Question

percy solved the equation $x^2 + 7x + 12 = 12$. his work is shown below. is percy correct? explain.

1. $(x + 3)(x + 4) = 12$
2. $x + 3 = 12$ or $x + 4 = 12$
3. $x = 9$ or $x = 8$

Explanation:

Step 1: Analyze the original equation

The original equation is \(x^{2}+7x + 12=12\). First, we should simplify this equation. Subtract 12 from both sides:
\(x^{2}+7x+12 - 12=12 - 12\)
\(x^{2}+7x=0\)

Step 2: Analyze Percy's first step

Percy factored the left - hand side as \((x + 3)(x + 4)=12\). But when we use the zero - product property (if \(ab = 0\), then \(a = 0\) or \(b = 0\)), the right - hand side of the equation must be zero. In Percy's equation \((x + 3)(x + 4)=12\), the right - hand side is 12 (not zero), so we cannot directly set \(x + 3=12\) or \(x + 4=12\) using the zero - product property.
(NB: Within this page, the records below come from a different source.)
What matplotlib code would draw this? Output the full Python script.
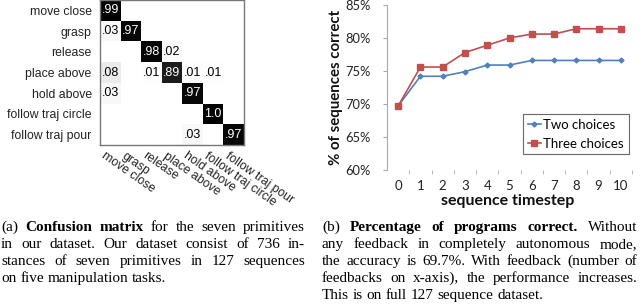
import numpy as np
from matplotlib import pyplot as plt
from matplotlib.ticker import FixedLocator, FuncFormatter
from matplotlib.transforms import ScaledTranslation

# confusion matrix (rows = true primitive, cols = predicted)
primitives = ["move close", "grasp", "release", "place above",
              "hold above", "follow traj circle", "follow traj pour"]
conf = np.array([
    [.99, 0, 0, 0, 0, 0, 0],
    [.03, .97, 0, 0, 0, 0, 0],
    [0, 0, .98, .02, 0, 0, 0],
    [.08, 0, .01, .89, .01, .01, 0],
    [.03, 0, 0, 0, .97, 0, 0],
    [0, 0, 0, 0, 0, 1.0, 0],
    [0, 0, 0, 0, .03, 0, .97],
])

# accuracy vs number of feedbacks
steps = np.arange(11)
two_choices = [69.7, 74.2, 74.2, 74.9, 75.9, 75.9, 76.6, 76.6, 76.6, 76.6, 76.6]
three_choices = [69.7, 75.6, 75.6, 77.8, 78.9, 80.0, 80.6, 80.6, 81.4, 81.4, 81.4]

caption_a = [
    "(a) **Confusion matrix** for the seven primitives",
    "in our dataset. Our dataset consist of 736 in-",
    "stances of seven primitives in 127 sequences",
    "on five manipulation tasks.",
]
caption_b = [
    "(b) **Percentage of programs correct.** Without",
    "any feedback in completely autonomous mode,",
    "the accuracy is 69.7%. With feedback (number of",
    "feedbacks on x-axis), the performance increases.",
    "This is on full 127 sequence dataset.",
]

W, H = 640, 306
fig = plt.figure(figsize=(W / 100, H / 100), dpi=100)

# ---- (a) confusion matrix
ax1 = fig.add_axes([100 / W, 1 - 145 / H, 144 / W, 145 / H])
ax1.imshow(conf, cmap="gray_r", vmin=0, vmax=1, aspect="auto")
for i in range(7):
    for j in range(7):
        v = conf[i, j]
        if v == 0:
            continue
        s = "1.0" if v == 1 else ("%.2f" % v)[1:]
        ax1.text(j, i, s, ha="center", va="center", fontsize=9,
                 family="Liberation Sans", color="white" if v > 0.5 else "black")
ax1.set_yticks(range(7))
ax1.set_yticklabels(primitives, fontsize=8.8, family="Liberation Sans", color="#222222")
ax1.tick_params(axis="y", length=0, pad=6)
ax1.set_xticks([])
off = ScaledTranslation(-4 / 100, -5 / 100, fig.dpi_scale_trans)
for j, name in enumerate(primitives):
    ax1.text(j, 6.5, name, rotation=-35, rotation_mode="anchor", ha="left", va="top",
             fontsize=8.8, family="Liberation Sans", color="#222222",
             transform=ax1.transData + off)
for sp in ax1.spines.values():
    sp.set_color("#777777")
    sp.set_linewidth(1.0)

# ---- (b) accuracy curve
ax2 = fig.add_axes([387 / W, 1 - 170 / H, (632 - 387) / W, 165 / H])
ax2.plot(steps, two_choices, color="#4F81BD", marker="D", markersize=2.5,
         linewidth=1.2, label="Two choices")
ax2.plot(steps, three_choices, color="#C0504D", marker="s", markersize=4.5,
         linewidth=1.2, label="Three choices")
ax2.set_xlim(-0.5, 10.5)
ax2.set_ylim(60, 85)
ax2.set_yticks(range(60, 86, 5))
ax2.yaxis.set_major_formatter(FuncFormatter(lambda v, p: "%d%%" % v))
ax2.set_xticks(steps)
ax2.xaxis.set_minor_locator(FixedLocator(steps + 0.5))
ax2.tick_params(axis="x", which="major", length=0, pad=7, labelsize=9.5, labelcolor="#222222")
ax2.tick_params(axis="x", which="minor", length=3, color="#aaaaaa", direction="out")
ax2.tick_params(axis="y", length=3, color="#aaaaaa", pad=9, labelsize=9.3, labelcolor="#222222")
for lab in ax2.get_xticklabels() + ax2.get_yticklabels():
    lab.set_family("Lato")
for k in ["top", "right", "bottom"]:
    ax2.spines[k].set_visible(False)
ax2.spines["left"].set_color("#aaaaaa")
ax2.set_ylabel("% of sequences correct", fontsize=10.8, fontweight="bold", family="Lato",
               color="#111111", va="center")
ax2.yaxis.set_label_coords(-0.21, 0.5)
ax2.set_xlabel("sequence timestep", fontsize=11.5, fontweight="bold", family="Lato",
               color="#111111", va="center")
ax2.xaxis.set_label_coords(0.494, -0.19)
leg = ax2.legend(loc="upper left", bbox_to_anchor=(523 / W, 1 - 114 / H),
                 bbox_transform=fig.transFigure, fancybox=False, frameon=True,
                 prop={"family": "Lato", "size": 9.5}, handlelength=1.0,
                 handletextpad=0.2, borderpad=0.35, labelspacing=0.55, borderaxespad=0)
leg.get_frame().set_edgecolor("#444444")
leg.get_frame().set_linewidth(0.8)

# ---- captions, justified like the paper
FS = 11
renderer = fig.canvas.get_renderer()


def caption_line(text, x0, x1, base, justify):
    words = []
    for k, seg in enumerate(text.split("**")):
        for w in seg.split():
            words.append((w, k % 2 == 1))
    arts = []
    for w, b in words:
        t = fig.text(0, 0, w, fontsize=FS, family="Liberation Serif",
                     fontweight="bold" if b else "normal", ha="left", va="baseline")
        arts.append(t)
    widths = [t.get_window_extent(renderer).width for t in arts]
    if justify and len(arts) > 1:
        gap = (x1 - x0 - sum(widths)) / (len(arts) - 1)
    else:
        gap = FS * 100 / 72 * 0.25
    x = x0
    for t, w in zip(arts, widths):
        t.set_position((x / W, 1 - base / H))
        x += w + gap


for lines, x0, x1 in [(caption_a, 1, 305), (caption_b, 322, 637)]:
    for n, line in enumerate(lines):
        caption_line(line, x0, x1, 231 + 17 * n, n < len(lines) - 1)

fig.savefig("out.png", dpi=100)
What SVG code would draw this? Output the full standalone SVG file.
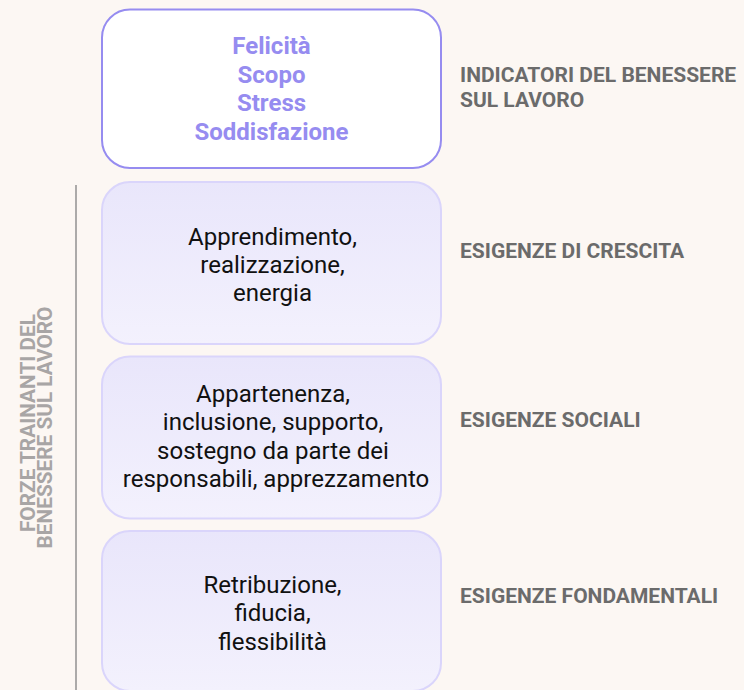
<svg xmlns="http://www.w3.org/2000/svg" width="744" height="690" viewBox="0 0 744 690">
  <defs>
    <linearGradient id="boxFill" x1="0" y1="0" x2="0" y2="1">
      <stop offset="0" stop-color="#e9e6fb"/>
      <stop offset="1" stop-color="#f3f1fd"/>
    </linearGradient>
    <style>
      .box { fill: url(#boxFill); stroke: #dad5fb; stroke-width: 2; }
      .topbox { fill: #ffffff; stroke: #968cf0; stroke-width: 2; }
      .ind { font-family: Roboto, "Liberation Sans", sans-serif; font-weight: 700; font-size: 24px; fill: #968cf0; text-anchor: middle; }
      .body { font-family: Roboto, "Liberation Sans", sans-serif; font-weight: 400; font-size: 24px; fill: #111111; text-anchor: middle; }
      .lbl { font-family: Roboto, "Liberation Sans", sans-serif; font-weight: 700; font-size: 21px; fill: #6b6b6b; }
      .side { font-family: Roboto, "Liberation Sans", sans-serif; font-weight: 700; font-size: 20.8px; fill: #a8a5a5; text-anchor: middle; }
    </style>
  </defs>
  <rect width="744" height="690" fill="#fcf7f3"/>

  <g id="bracket">
    <line x1="76" y1="185" x2="76" y2="690" stroke="#a3a1a1" stroke-width="1.8"/>
  </g>

  <g id="side-label">
    <text class="side" transform="translate(35,423) rotate(-90)">FORZE TRAINANTI DEL</text>
    <text class="side" transform="translate(52.3,427.5) rotate(-90)">BENESSERE SUL LAVORO</text>
  </g>

  <g id="node-indicatori">
    <rect class="topbox" x="102" y="9.5" width="339" height="158.5" rx="28"/>
    <text class="ind" x="271.5" y="54.3">Felicità</text>
    <text class="ind" x="271.5" y="82.7">Scopo</text>
    <text class="ind" x="271.5" y="111.1">Stress</text>
    <text class="ind" x="271.5" y="139.5">Soddisfazione</text>
  </g>

  <g id="node-crescita">
    <rect class="box" x="102" y="182" width="339" height="162" rx="28"/>
    <text class="body" x="272.5" y="245">Apprendimento,</text>
    <text class="body" x="272.5" y="273">realizzazione,</text>
    <text class="body" x="272.5" y="301">energia</text>
  </g>

  <g id="node-sociali">
    <rect class="box" x="102" y="356.5" width="339" height="162" rx="28"/>
    <text class="body" x="273" y="402">Appartenenza,</text>
    <text class="body" x="273" y="430.3">inclusione, supporto,</text>
    <text class="body" x="273" y="458.6">sostegno da parte dei</text>
    <text class="body" x="276" y="487">responsabili, apprezzamento</text>
  </g>

  <g id="node-fondamentali">
    <rect class="box" x="102" y="531" width="339" height="160" rx="28"/>
    <text class="body" x="272.5" y="592.7">Retribuzione,</text>
    <text class="body" x="272.5" y="621.2">fiducia,</text>
    <text class="body" x="272.5" y="649.7">flessibilità</text>
  </g>

  <g id="labels">
    <text class="lbl" x="460" y="82.3">INDICATORI DEL BENESSERE</text>
    <text class="lbl" x="460" y="106.7">SUL LAVORO</text>
    <text class="lbl" x="460" y="258.3">ESIGENZE DI CRESCITA</text>
    <text class="lbl" x="460" y="426.7">ESIGENZE SOCIALI</text>
    <text class="lbl" x="460" y="603.3">ESIGENZE FONDAMENTALI</text>
  </g>
</svg>
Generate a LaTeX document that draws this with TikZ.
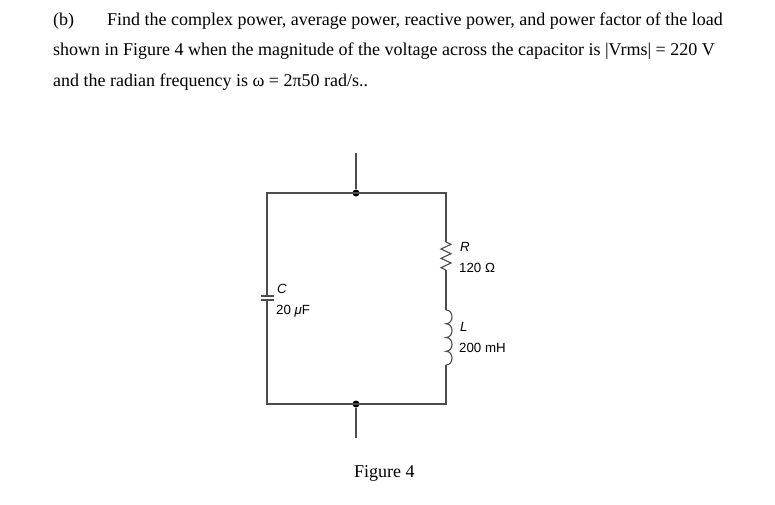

Step 3: Solve the equation correctly

Starting from \(x^{2}+7x+12 = 12\), subtract 12 from both sides to get \(x^{2}+7x=0\). Then factor out an \(x\): \(x(x + 7)=0\).
Using the zero - product property, we have \(x=0\) or \(x+7 = 0\).
If \(x+7 = 0\), then \(x=-7\).

Answer:

Percy is not correct. The error occurs in Step 2. The zero - product property (if \(ab = c\), we can only set \(a = 0\) or \(b = 0\) when \(c = 0\)). In the equation \((x + 3)(x + 4)=12\), the right - hand side is 12 (not zero), so we cannot set \(x + 3 = 12\) or \(x + 4 = 12\) directly. The correct solution is obtained by first subtracting 12 from both sides of the original equation to get \(x^{2}+7x=0\), then factoring as \(x(x + 7)=0\), and using the zero - product property to find \(x = 0\) or \(x=-7\).